The practical lesson is blunt: never close a bulk asset purchase without filing the notice first, even if the seller swears their taxes are current. Sellers sometimes don’t know about liabilities from prior audit periods, and sometimes they do know and aren’t forthcoming. The notice process exists to get an independent answer from the state.

Transactions That Don’t Qualify as Bulk Sales

Not every transfer of business property triggers bulk sale notification requirements. The most common exemptions and exclusions include:

  • Ordinary course transactions: A retail sale to a customer, even a large one, is not a bulk sale. A paint store selling a contractor a truckload of supplies is doing normal business, not liquidating.
  • Stock purchases: Buying the ownership shares of a company rather than its assets doesn’t transfer the assets at all, so bulk sale rules don’t apply. The company still owns everything it owned before — just under new ownership.
  • Real estate alone: Selling a commercial building without the business inside it is a real estate transaction, not a bulk sale. Bulk sale rules target business operating assets.
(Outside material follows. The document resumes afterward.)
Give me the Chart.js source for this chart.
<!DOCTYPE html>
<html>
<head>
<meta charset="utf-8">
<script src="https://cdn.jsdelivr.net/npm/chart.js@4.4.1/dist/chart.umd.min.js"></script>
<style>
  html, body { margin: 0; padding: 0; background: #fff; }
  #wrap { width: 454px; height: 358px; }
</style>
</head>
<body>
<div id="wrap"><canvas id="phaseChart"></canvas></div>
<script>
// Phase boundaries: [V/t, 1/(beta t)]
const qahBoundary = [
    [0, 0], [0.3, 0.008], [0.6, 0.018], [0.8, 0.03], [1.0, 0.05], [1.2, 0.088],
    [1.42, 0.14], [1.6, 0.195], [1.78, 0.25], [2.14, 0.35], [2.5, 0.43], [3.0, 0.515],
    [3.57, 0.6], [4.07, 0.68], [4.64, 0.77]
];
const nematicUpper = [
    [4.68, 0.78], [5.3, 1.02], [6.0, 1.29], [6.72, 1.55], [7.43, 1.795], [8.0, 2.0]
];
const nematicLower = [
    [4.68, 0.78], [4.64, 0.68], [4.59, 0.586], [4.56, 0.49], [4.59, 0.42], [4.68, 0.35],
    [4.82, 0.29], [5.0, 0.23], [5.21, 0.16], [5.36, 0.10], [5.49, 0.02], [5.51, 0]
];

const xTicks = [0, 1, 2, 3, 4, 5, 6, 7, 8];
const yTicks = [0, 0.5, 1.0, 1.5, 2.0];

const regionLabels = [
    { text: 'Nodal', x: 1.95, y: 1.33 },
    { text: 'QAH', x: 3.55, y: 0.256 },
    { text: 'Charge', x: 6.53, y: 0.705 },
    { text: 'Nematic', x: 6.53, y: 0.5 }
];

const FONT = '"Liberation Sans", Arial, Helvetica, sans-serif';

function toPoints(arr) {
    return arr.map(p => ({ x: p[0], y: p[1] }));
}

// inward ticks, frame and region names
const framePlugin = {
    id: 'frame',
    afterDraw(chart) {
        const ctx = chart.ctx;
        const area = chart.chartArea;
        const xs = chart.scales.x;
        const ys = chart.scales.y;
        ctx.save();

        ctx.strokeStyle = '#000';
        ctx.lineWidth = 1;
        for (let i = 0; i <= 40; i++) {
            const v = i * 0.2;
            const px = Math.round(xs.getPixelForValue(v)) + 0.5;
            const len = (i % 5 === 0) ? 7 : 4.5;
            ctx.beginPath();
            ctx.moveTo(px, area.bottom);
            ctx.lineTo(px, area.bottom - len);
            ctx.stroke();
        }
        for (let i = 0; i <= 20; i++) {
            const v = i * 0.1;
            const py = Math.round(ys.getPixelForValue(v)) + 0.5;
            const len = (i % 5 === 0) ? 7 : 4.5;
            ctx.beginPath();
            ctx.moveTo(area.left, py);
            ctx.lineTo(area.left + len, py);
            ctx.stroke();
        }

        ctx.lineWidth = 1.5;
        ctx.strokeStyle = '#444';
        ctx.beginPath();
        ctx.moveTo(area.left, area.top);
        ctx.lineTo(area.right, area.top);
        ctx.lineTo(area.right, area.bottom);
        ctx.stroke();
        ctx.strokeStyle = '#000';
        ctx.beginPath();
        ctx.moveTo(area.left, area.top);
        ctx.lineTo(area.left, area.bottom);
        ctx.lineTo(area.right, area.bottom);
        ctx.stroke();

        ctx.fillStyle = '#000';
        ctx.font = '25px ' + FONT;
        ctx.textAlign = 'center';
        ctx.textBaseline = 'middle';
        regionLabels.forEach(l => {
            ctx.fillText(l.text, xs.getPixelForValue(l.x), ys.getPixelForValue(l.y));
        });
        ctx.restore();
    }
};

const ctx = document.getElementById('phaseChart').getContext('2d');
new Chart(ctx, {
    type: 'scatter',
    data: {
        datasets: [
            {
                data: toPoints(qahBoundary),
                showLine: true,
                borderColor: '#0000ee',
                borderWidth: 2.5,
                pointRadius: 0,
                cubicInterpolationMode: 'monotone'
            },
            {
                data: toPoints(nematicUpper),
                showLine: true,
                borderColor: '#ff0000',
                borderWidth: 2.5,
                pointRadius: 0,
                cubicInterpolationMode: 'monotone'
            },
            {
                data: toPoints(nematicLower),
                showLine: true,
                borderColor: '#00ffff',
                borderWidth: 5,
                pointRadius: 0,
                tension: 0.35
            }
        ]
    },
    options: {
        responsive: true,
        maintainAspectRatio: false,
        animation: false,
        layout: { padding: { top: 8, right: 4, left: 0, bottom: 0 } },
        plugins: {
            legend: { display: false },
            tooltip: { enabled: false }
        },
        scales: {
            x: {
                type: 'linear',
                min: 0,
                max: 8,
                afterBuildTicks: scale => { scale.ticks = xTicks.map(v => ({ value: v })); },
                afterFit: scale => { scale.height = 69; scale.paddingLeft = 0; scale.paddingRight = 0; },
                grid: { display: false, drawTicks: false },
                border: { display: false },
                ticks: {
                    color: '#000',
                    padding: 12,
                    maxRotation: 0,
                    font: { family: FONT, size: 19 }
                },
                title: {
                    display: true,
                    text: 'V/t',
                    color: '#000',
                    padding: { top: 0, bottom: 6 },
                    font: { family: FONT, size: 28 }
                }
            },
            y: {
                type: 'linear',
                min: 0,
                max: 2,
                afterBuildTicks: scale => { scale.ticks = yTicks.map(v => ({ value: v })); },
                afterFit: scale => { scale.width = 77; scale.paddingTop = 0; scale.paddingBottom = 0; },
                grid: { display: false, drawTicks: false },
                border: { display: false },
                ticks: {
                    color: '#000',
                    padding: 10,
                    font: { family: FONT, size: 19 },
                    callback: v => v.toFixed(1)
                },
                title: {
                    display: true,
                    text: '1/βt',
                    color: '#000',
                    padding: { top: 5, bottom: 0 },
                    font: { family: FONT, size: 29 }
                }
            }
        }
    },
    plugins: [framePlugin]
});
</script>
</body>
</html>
Some transfers that might look like internal housekeeping still qualify. A sole proprietor incorporating their business and transferring assets to the new corporation, or a company transferring all its assets to another entity in exchange for stock, can both trigger bulk sale notification requirements — even though the same people control both sides of the transaction. The test isn’t who benefits from the transfer but whether business assets actually changed legal ownership.

State rules vary on the exact threshold for what constitutes a “substantial portion” of business assets. Selling one forklift out of a fleet of twenty probably won’t trigger a notification requirement. Selling fifteen of them likely will. When the transaction falls in a gray area, filing the notice costs nothing in most states and provides certainty — the safer move is always to file.